Ana Margarita Pérez Martín
“La guerra y la
magia en un mismo latido.”
Más allá de una cicatriz en el
vientre, de las estrías en el abdomen, de senos rendidos ante la gravedad del
alimento que sostuvo la vida, de pezones agrietados por la entrega sin tregua y
de las sombras que el insomnio del amor talla bajo los ojos, más allá de todo
eso, cada hijo deja huellas profundas e imborrables en su madre… ¡allí, en lo
más íntimo de su corazón!
Porque, así como alguna vez
estuvieron unidos por el cordón umbilical, permanece un hilo invisible que, aun
cortado, vibra como cuerda sagrada entre dos almas.
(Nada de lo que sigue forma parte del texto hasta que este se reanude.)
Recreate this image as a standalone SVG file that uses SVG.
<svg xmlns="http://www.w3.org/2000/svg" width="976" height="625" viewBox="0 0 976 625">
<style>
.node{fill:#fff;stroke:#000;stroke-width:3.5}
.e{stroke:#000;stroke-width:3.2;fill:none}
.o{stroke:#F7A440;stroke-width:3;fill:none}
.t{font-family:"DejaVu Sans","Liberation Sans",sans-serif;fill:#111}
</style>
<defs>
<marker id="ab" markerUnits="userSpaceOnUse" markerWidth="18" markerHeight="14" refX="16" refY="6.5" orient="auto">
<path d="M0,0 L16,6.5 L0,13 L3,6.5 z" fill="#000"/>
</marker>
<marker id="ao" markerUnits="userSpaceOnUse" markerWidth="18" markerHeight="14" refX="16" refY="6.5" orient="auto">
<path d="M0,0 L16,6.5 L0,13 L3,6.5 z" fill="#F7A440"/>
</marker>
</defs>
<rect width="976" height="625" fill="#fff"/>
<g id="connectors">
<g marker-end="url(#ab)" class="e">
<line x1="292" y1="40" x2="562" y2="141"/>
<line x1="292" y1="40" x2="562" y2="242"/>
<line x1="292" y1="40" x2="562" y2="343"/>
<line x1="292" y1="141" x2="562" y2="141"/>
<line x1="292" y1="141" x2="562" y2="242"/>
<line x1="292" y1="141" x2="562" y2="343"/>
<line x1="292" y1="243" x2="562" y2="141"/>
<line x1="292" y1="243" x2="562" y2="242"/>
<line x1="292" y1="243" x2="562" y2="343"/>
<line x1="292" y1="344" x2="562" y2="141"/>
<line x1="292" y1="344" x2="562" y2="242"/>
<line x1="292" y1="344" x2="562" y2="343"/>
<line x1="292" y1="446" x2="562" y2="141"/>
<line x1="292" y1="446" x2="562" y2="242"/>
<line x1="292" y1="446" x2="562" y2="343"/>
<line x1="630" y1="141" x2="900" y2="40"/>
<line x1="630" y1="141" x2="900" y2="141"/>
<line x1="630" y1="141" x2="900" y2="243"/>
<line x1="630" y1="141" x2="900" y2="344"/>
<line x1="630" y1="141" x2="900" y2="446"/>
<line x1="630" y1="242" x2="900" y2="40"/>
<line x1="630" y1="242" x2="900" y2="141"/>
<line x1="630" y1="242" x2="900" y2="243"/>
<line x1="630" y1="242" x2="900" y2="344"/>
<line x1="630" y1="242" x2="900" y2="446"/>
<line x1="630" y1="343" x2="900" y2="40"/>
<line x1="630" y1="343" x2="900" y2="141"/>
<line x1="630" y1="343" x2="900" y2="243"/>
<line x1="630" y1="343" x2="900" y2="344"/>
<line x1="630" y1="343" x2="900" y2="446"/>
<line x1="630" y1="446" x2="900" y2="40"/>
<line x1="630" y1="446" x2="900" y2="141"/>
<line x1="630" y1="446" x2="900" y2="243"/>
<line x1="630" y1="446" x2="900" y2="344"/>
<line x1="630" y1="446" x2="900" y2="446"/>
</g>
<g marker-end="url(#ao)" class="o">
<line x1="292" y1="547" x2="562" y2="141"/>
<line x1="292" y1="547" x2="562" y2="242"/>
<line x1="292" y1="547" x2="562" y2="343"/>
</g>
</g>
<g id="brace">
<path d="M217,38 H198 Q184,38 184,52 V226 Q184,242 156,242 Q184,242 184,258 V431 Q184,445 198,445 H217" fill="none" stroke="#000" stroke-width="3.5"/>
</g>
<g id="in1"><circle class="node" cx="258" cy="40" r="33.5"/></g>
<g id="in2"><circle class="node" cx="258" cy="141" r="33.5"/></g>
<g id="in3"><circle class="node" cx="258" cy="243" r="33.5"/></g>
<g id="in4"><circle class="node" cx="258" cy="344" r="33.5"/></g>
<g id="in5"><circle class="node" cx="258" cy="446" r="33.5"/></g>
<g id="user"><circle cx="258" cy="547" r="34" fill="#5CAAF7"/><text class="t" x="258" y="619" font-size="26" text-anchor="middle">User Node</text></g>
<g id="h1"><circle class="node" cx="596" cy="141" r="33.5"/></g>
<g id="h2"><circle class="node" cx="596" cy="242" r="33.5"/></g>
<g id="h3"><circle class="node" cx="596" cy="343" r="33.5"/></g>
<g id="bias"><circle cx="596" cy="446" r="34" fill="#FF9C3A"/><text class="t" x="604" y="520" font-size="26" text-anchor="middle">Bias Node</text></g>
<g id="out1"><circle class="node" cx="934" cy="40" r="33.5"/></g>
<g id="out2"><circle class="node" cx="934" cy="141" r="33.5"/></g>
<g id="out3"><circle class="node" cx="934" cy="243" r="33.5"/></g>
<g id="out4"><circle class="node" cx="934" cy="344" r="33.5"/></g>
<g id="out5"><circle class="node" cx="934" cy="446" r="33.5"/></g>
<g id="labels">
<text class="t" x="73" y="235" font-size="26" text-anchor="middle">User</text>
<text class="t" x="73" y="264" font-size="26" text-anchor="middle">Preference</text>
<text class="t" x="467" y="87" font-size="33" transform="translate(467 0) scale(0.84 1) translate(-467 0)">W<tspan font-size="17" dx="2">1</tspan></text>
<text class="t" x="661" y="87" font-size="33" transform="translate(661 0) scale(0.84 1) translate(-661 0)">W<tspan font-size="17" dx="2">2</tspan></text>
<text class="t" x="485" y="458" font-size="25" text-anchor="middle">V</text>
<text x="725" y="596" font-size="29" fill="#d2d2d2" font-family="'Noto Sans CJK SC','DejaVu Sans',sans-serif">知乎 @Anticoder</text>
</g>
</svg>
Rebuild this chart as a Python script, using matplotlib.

Ese lazo no solo los une,
sino que los sostiene: tan fuerte que nadie podrá desatarlo y tan extenso que
ninguna distancia podrá quebrarlo. No existe sonido capaz de acallar sus voces,
ni oscuridad capaz de confundirlos. Basta una mirada, un gesto mínimo, para que
ambos se reconozcan sin palabras.
Y cuando la vida exige lucha, la
más feroz y despiadada no se libra en campos de batalla, sino en el pecho de
una madre que defiende a su hijo con el filo de su propia vida, sin importar si
para ello deba morir o matar.
Por eso, la conexión entre madre
e hijo es tan extraordinaria que no hay cansancio que la desgaste, ni abuso que
la quiebre, ni ciencia que logre explicarla, ni palabra que pueda contenerla.
Es la alquimia más perfecta, el sortilegio más luminoso: ¡el amor maternal!
“El verdadero
milagro no es dar vida, sino sostenerla con amor inquebrantable.”